* begin MATERIAL *

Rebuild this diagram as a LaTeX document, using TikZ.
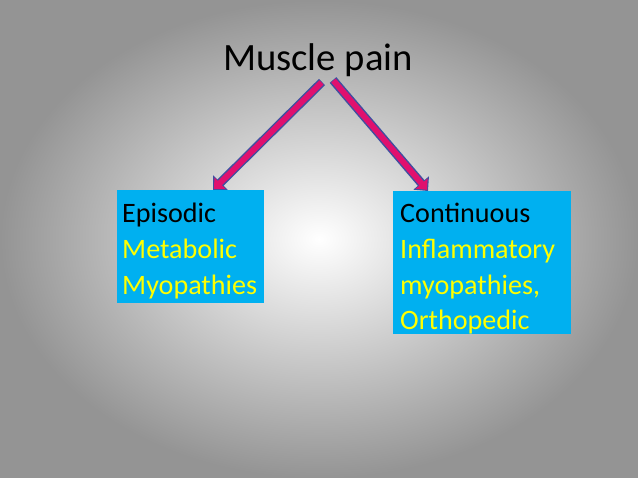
\documentclass[tikz,border=0pt]{standalone}
\usepackage{fontspec}
\setmainfont{Carlito}
\usetikzlibrary{arrows.meta}
\definecolor{boxblue}{HTML}{00B0F0}
\definecolor{ylw}{HTML}{FFFF00}
\definecolor{mag}{HTML}{E0106E}
\definecolor{edge}{HTML}{3F4FA0}
\begin{document}
\begin{tikzpicture}[x=0.03cm,y=-0.03cm,
  box/.style={fill=boxblue},
  txt/.style={anchor=north west,align=left,inner sep=0pt,font=\fontsize{24}{30.5}\selectfont},
  arr/.style={line width=7.5pt,edge,-{Triangle[length=9pt,width=17pt]},
    postaction={draw=mag,line width=5pt,-{Triangle[length=7pt,width=13pt]},shorten >=1.3pt,shorten <=0.6pt}}]
\shade[inner color=white,outer color=black!42] (0,0) rectangle (638,478);
\useasboundingbox (0,0) rectangle (638,478);
\node (t) at (318,60) {\fontsize{33}{38}\selectfont Muscle pain};
\path[box] (117,190) rectangle (264,303);
\path[box] (393,191) rectangle (571,334);
\node[txt] (l) at (122,203) {Episodic\\\textcolor{ylw}{Metabolic}\\\textcolor{ylw}{Myopathies}};
\node[txt] (r) at (400,203) {Continuous\\\textcolor{ylw}{Inflammatory}\\\textcolor{ylw}{myopathies,}\\\textcolor{ylw}{Orthopedic}};
\coordinate (a1) at (322,82);
\coordinate (a2) at (333,80);
\coordinate (e1) at (213,190);
\coordinate (e2) at (428,191);
\draw[arr] (a1) -- (e1);
\draw[arr] (a2) -- (e2);
\end{tikzpicture}
\end{document}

* end MATERIAL *

- [WHAT YOU SHOULD DO]: Every line of text is to be repeated exactly; pictures are left out.

- [RESPONSE BELOW]:
Rebuild this diagram as a LaTeX document, using TikZ.
\documentclass[tikz,border=0pt]{standalone}
\usepackage{fontspec}
\setmainfont{Carlito}
\usetikzlibrary{arrows.meta}
\definecolor{boxblue}{HTML}{00B0F0}
\definecolor{ylw}{HTML}{FFFF00}
\definecolor{mag}{HTML}{E0106E}
\definecolor{edge}{HTML}{3F4FA0}
\begin{document}
\begin{tikzpicture}[x=0.03cm,y=-0.03cm,
  box/.style={fill=boxblue},
  txt/.style={anchor=north west,align=left,inner sep=0pt,font=\fontsize{24}{30.5}\selectfont},
  arr/.style={line width=7.5pt,edge,-{Triangle[length=9pt,width=17pt]},
    postaction={draw=mag,line width=5pt,-{Triangle[length=7pt,width=13pt]},shorten >=1.3pt,shorten <=0.6pt}}]
\shade[inner color=white,outer color=black!42] (0,0) rectangle (638,478);
\useasboundingbox (0,0) rectangle (638,478);
\node (t) at (318,60) {\fontsize{33}{38}\selectfont Muscle pain};
\path[box] (117,190) rectangle (264,303);
\path[box] (393,191) rectangle (571,334);
\node[txt] (l) at (122,203) {Episodic\\\textcolor{ylw}{Metabolic}\\\textcolor{ylw}{Myopathies}};
\node[txt] (r) at (400,203) {Continuous\\\textcolor{ylw}{Inflammatory}\\\textcolor{ylw}{myopathies,}\\\textcolor{ylw}{Orthopedic}};
\coordinate (a1) at (322,82);
\coordinate (a2) at (333,80);
\coordinate (e1) at (213,190);
\coordinate (e2) at (428,191);
\draw[arr] (a1) -- (e1);
\draw[arr] (a2) -- (e2);
\end{tikzpicture}
\end{document}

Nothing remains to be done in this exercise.